* Start Excerpted records *

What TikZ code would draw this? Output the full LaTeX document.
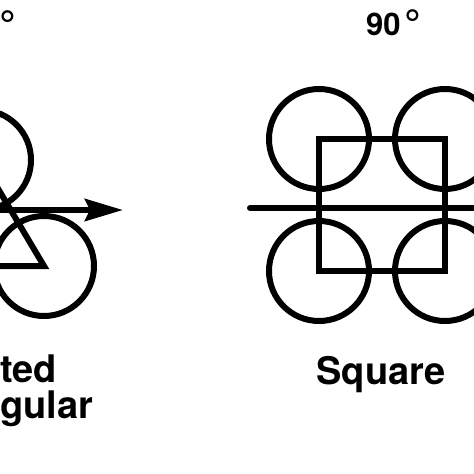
\documentclass[tikz,border=0pt]{standalone}
\usepackage{fontspec}
\setmainfont{TeX Gyre Heros}
\usetikzlibrary{arrows.meta}
\newcommand{\bigdeg}{\raisebox{-4pt}{\fontsize{42}{42}\selectfont°}}
\tikzset{
  ring/.style={draw=black, line width=6pt},
  bar/.style={draw=black, line width=6pt},
  lbl/.style={font=\fontsize{38}{40}\selectfont\bfseries, inner sep=0pt},
  ang/.style={font=\fontsize{31}{34}\selectfont\bfseries, inner sep=0pt}
}
\begin{document}
\begin{tikzpicture}[x=1pt,y=-1pt]
\useasboundingbox (0,0) rectangle (474,474);
\clip (0,0) rectangle (474,474);
% ---------- left figure (rotated triangular) ----------
\coordinate (ta) at (-19,160);
\coordinate (tb) at (44,266);
\coordinate (tc) at (-80,266);
\draw[ring] (ta) circle (50);
\draw[ring] (tb) circle (50);
\draw[ring] (tc) circle (50);
\draw[bar, line join=miter] (ta) -- (tb) -- (tc) -- cycle;
\coordinate (as) at (-150,210);
\coordinate (ae) at (123,210);
\draw[bar, -{Stealth[length=38pt,width=22pt,inset=5pt]}] (as) -- (ae);
\node[ang, anchor=base west] (dl) at (-1,36) {\bigdeg};
\node[lbl, anchor=base west] (l1) at (0,382) {ted};
\node[lbl, anchor=base west] (l2) at (0,418) {gular};
% ---------- right figure (square) ----------
\coordinate (s1) at (319,139);
\coordinate (s2) at (445,139);
\coordinate (s3) at (319,271);
\coordinate (s4) at (445,271);
\draw[ring] (s1) circle (50);
\draw[ring] (s2) circle (50);
\draw[ring] (s3) circle (50);
\draw[ring] (s4) circle (50);
\draw[bar, line join=miter] (s1) rectangle (s4);
\coordinate (hs) at (250,208);
\coordinate (he) at (520,208);
\draw[bar, line cap=round] (hs) -- (he);
\node[ang, anchor=base west] (a90) at (366,35) {90\hspace{4pt}\bigdeg};
\node[lbl, anchor=base] (sq) at (381,384) {Square};
\end{tikzpicture}
\end{document}
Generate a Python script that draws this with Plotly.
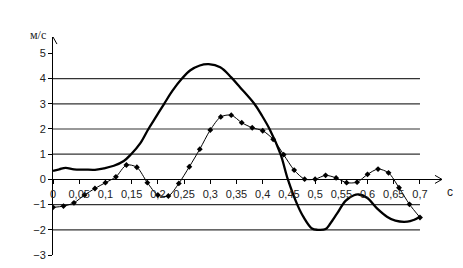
import plotly.graph_objects as go

# Thick curve (irregular sampling)
thick_t = [0, 0.012, 0.024, 0.04, 0.06, 0.08, 0.097, 0.116, 0.135, 0.149, 0.167,
           0.182, 0.197, 0.212, 0.228, 0.246, 0.262, 0.28, 0.297, 0.319, 0.34, 0.357,
           0.384, 0.398, 0.413, 0.434, 0.448, 0.466, 0.478, 0.494, 0.505, 0.52, 0.529,
           0.542, 0.558, 0.574, 0.583, 0.599, 0.618, 0.637, 0.653, 0.676, 0.688, 0.70]
thick_v = [0.34, 0.40, 0.46, 0.40, 0.39, 0.38, 0.44, 0.54, 0.73, 1.0, 1.45,
           2.0, 2.5, 3.0, 3.52, 4.0, 4.33, 4.52, 4.57, 4.45, 4.05, 3.65,
           3.0, 2.55, 2.0, 1.0, 0.0, -1.0, -1.5, -1.95, -2.0, -1.97, -1.75,
           -1.35, -0.85, -0.63, -0.6, -0.73, -1.15, -1.48, -1.64, -1.68, -1.61, -1.48]

# Thin curve with markers, every 0.02 s
thin_t = [0.00, 0.02, 0.04, 0.06, 0.08, 0.10, 0.12, 0.14, 0.16, 0.18, 0.20, 0.22,
          0.24, 0.26, 0.28, 0.30, 0.32, 0.34, 0.36, 0.38, 0.40, 0.42, 0.44, 0.46,
          0.48, 0.50, 0.52, 0.54, 0.56, 0.58, 0.60, 0.62, 0.64, 0.66, 0.68, 0.70]
thin_v = [-1.11, -1.06, -0.93, -0.62, -0.36, -0.13, 0.10, 0.57, 0.48, -0.13, -0.62, -0.66,
          -0.16, 0.50, 1.20, 1.96, 2.48, 2.55, 2.25, 2.05, 1.93, 1.59, 0.98, 0.37,
          0.01, 0.01, 0.16, 0.06, -0.13, -0.11, 0.20, 0.41, 0.26, -0.33, -0.99, -1.51]

x_tickvals = [0, 0.05, 0.1, 0.15, 0.2, 0.25, 0.3, 0.35, 0.4, 0.45, 0.5, 0.55, 0.6, 0.65, 0.7]
x_ticktext = ["0", "0,05", "0,1", "0,15", "0,2", "0,25", "0,3", "0,35", "0,4", "0,45",
              "0,5", "0,55", "0,6", "0,65", "0,7"]
y_tickvals = [-3, -2, -1, 0, 1, 2, 3, 4, 5]
grid_vals = [-2, -1, 1, 2, 3, 4]

X_MAX = 0.742
Y_MIN, Y_MAX = -3, 5.65
GRID_END = 0.7

W, H = 463, 268
PL, PR, PT, PB = 53, 442, 37, 255  # plot box in pixels

fig = go.Figure()
fig.add_trace(go.Scatter(x=thick_t, y=thick_v, mode="lines",
                         line=dict(color="black", width=2.3, shape="spline", smoothing=1.0),
                         showlegend=False, hoverinfo="skip"))
fig.add_trace(go.Scatter(x=thin_t, y=thin_v, mode="lines+markers",
                         line=dict(color="black", width=1, shape="spline", smoothing=0.8),
                         marker=dict(symbol="diamond", size=4.5, color="black"),
                         showlegend=False, hoverinfo="skip"))

shapes = []
for g in grid_vals:
    shapes.append(dict(type="line", xref="x", yref="y", x0=0, x1=GRID_END, y0=g, y1=g,
                       line=dict(color="#333333", width=1.2), layer="below"))

# Axis arrows
ax_w = 0.0134
ax_h = 0.16
shapes.append(dict(type="path", xref="x", yref="y",
                   path=f"M {X_MAX-ax_w},{ax_h} L {X_MAX},0 L {X_MAX-ax_w},{-ax_h}",
                   line=dict(color="black", width=1)))
ay_w = 0.0076
ay_h = 0.28
shapes.append(dict(type="path", xref="x", yref="y",
                   path=f"M {-ay_w},{Y_MAX-ay_h} L 0,{Y_MAX} L {ay_w},{Y_MAX-ay_h}",
                   line=dict(color="black", width=1)))

zero_pos = (0 - Y_MIN) / (Y_MAX - Y_MIN) * (PB - PT) / H + (H - PB) / H

tickfont = dict(family="Liberation Sans, Arial", size=11, color="#222222")

fig.update_layout(
    width=W, height=H, autosize=False,
    margin=dict(l=0, r=0, t=0, b=0, pad=0, autoexpand=False),
    paper_bgcolor="white", plot_bgcolor="white",
    shapes=shapes,
    xaxis=dict(range=[0, X_MAX], domain=[PL / W, PR / W], anchor="free", position=zero_pos,
               automargin=False,
               showline=True, linecolor="black", linewidth=1,
               ticks="outside", ticklen=4, tickcolor="black",
               tickvals=x_tickvals, ticktext=x_ticktext, tickfont=tickfont,
               showgrid=False, zeroline=False, fixedrange=True),
    yaxis=dict(range=[Y_MIN, Y_MAX], domain=[(H - PB) / H, (H - PT) / H], automargin=False,
               showline=True, linecolor="black", linewidth=1,
               ticks="outside", ticklen=4, tickcolor="black",
               tickvals=y_tickvals, tickfont=tickfont,
               showgrid=False, zeroline=False, fixedrange=True),
    annotations=[
        dict(x=0, y=Y_MAX, xref="x", yref="y", text="м/с", showarrow=False,
             xanchor="right", yanchor="middle", xshift=-5, yshift=2,
             font=dict(family="Liberation Serif, Times New Roman", size=12, color="#222222")),
        dict(x=X_MAX, y=0, xref="x", yref="y", text="c", showarrow=False,
             xanchor="left", yanchor="top", xshift=3, yshift=-4,
             font=dict(family="Liberation Sans, Arial", size=12, color="#222222")),
    ],
)

fig.write_html("out.html")
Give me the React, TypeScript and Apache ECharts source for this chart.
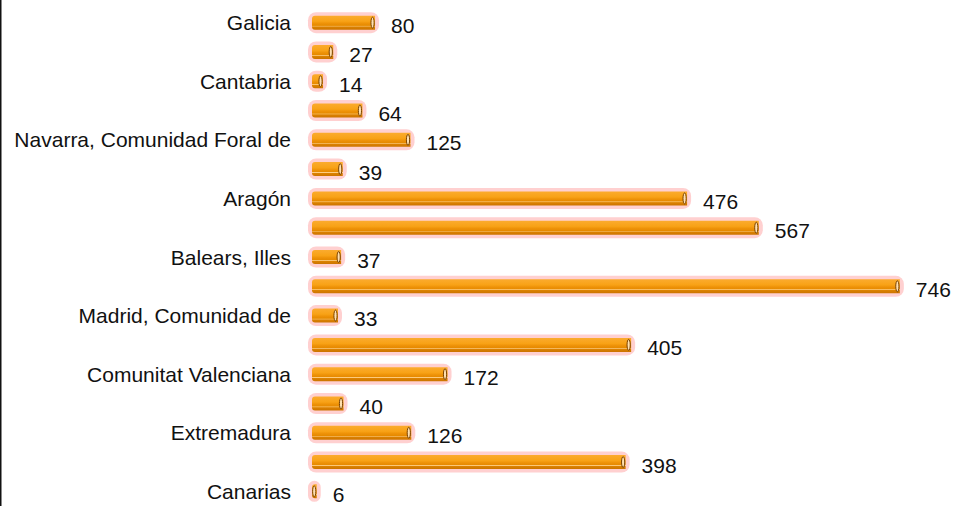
import React, { useEffect, useRef } from "react";
import * as echarts from "echarts";

const categories = [
  "Galicia",
  "Asturias, Principado de",
  "Cantabria",
  "País Vasco",
  "Navarra, Comunidad Foral de",
  "Rioja, La",
  "Aragón",
  "Cataluña",
  "Balears, Illes",
  "Castilla y León",
  "Madrid, Comunidad de",
  "Castilla - La Mancha",
  "Comunitat Valenciana",
  "Murcia, Región de",
  "Extremadura",
  "Andalucía",
  "Canarias",
];

const values = [80, 27, 14, 64, 125, 39, 476, 567, 37, 746, 33, 405, 172, 40, 126, 398, 6];

export default function App() {
  const ref = useRef<HTMLDivElement>(null);
  useEffect(() => {
    if (!ref.current) return;
    const chart = echarts.init(ref.current, undefined, { renderer: "svg" });
    const font = "'Liberation Sans', Arial, sans-serif";
    chart.setOption({
      animation: false,
      backgroundColor: "#ffffff",
      grid: { left: 312, top: 8, width: 630.4, height: 501.5, containLabel: false },
      xAxis: {
        type: "value",
        min: 0,
        max: 800,
        show: false,
        splitLine: { show: false },
      },
      yAxis: {
        type: "category",
        data: categories,
        inverse: true,
        axisLine: { show: false },
        axisTick: { show: false },
        axisLabel: {
          interval: 1,
          margin: 21,
          color: "#111",
          fontSize: 21,
          fontFamily: font,
          padding: [9, 0, 0, 0],
        },
      },
      graphic: [
        {
          type: "line",
          shape: { x1: 0.75, y1: 0, x2: 0.75, y2: 506 },
          style: { stroke: "#111", lineWidth: 1.5 },
        },
      ],
      series: [
        {
          type: "custom",
          data: values.map((v, i) => [v, i]),
          encode: { x: 0, y: 1 },
          renderItem: (params: any, api: any) => {
            const v = api.value(0);
            const idx = api.value(1);
            const s = api.coord([0, idx]);
            const e = api.coord([v, idx]);
            const cy = s[1];
            const len = Math.max(e[0] - s[0], 4);
            const x0 = s[0];
            return {
              type: "group",
              children: [
                {
                  type: "rect",
                  shape: { x: x0 - 4, y: cy - 10.5, width: len + 8, height: 21, r: 8 },
                  style: { fill: "#ffd0d0" },
                },
                {
                  type: "rect",
                  shape: { x: x0, y: cy - 7, width: len, height: 14, r: [3, 0, 0, 3] },
                  style: {
                    fill: new echarts.graphic.LinearGradient(0, 0, 0, 1, [
                      { offset: 0, color: "#fbab2e" },
                      { offset: 0.4, color: "#f8a216" },
                      { offset: 0.55, color: "#ee9208" },
                      { offset: 0.7, color: "#e68a00" },
                      { offset: 0.74, color: "#ffcf85" },
                      { offset: 0.8, color: "#dc8200" },
                      { offset: 1, color: "#cc7400" },
                    ]),
                  },
                },
                {
                  type: "ellipse",
                  shape: { cx: x0 + len - 2.5, cy: cy, rx: 1.6, ry: 5.5 },
                  style: { fill: "#ffe0b0", stroke: "#7a4200", lineWidth: 1 },
                },
                {
                  type: "text",
                  x: x0 + len + 16,
                  y: cy + 3,
                  style: {
                    text: String(v),
                    fill: "#111",
                    fontSize: 21,
                    fontFamily: font,
                    verticalAlign: "middle",
                    align: "left",
                  },
                },
              ],
            };
          },
        },
      ],
    });
    return () => chart.dispose();
  }, []);
  return (
    <div
      ref={ref}
      style={{ position: "fixed", left: 0, top: 0, width: 955, height: 506 }}
    />
  );
}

* End Excerpted records *

Write out word for word the lines above that run from the one with "Give me the" to the one with "import * as". Include both end lines; exclude the images.

The reply -
Give me the React, TypeScript and Apache ECharts source for this chart.
import React, { useEffect, useRef } from "react";
import * as echarts from "echarts";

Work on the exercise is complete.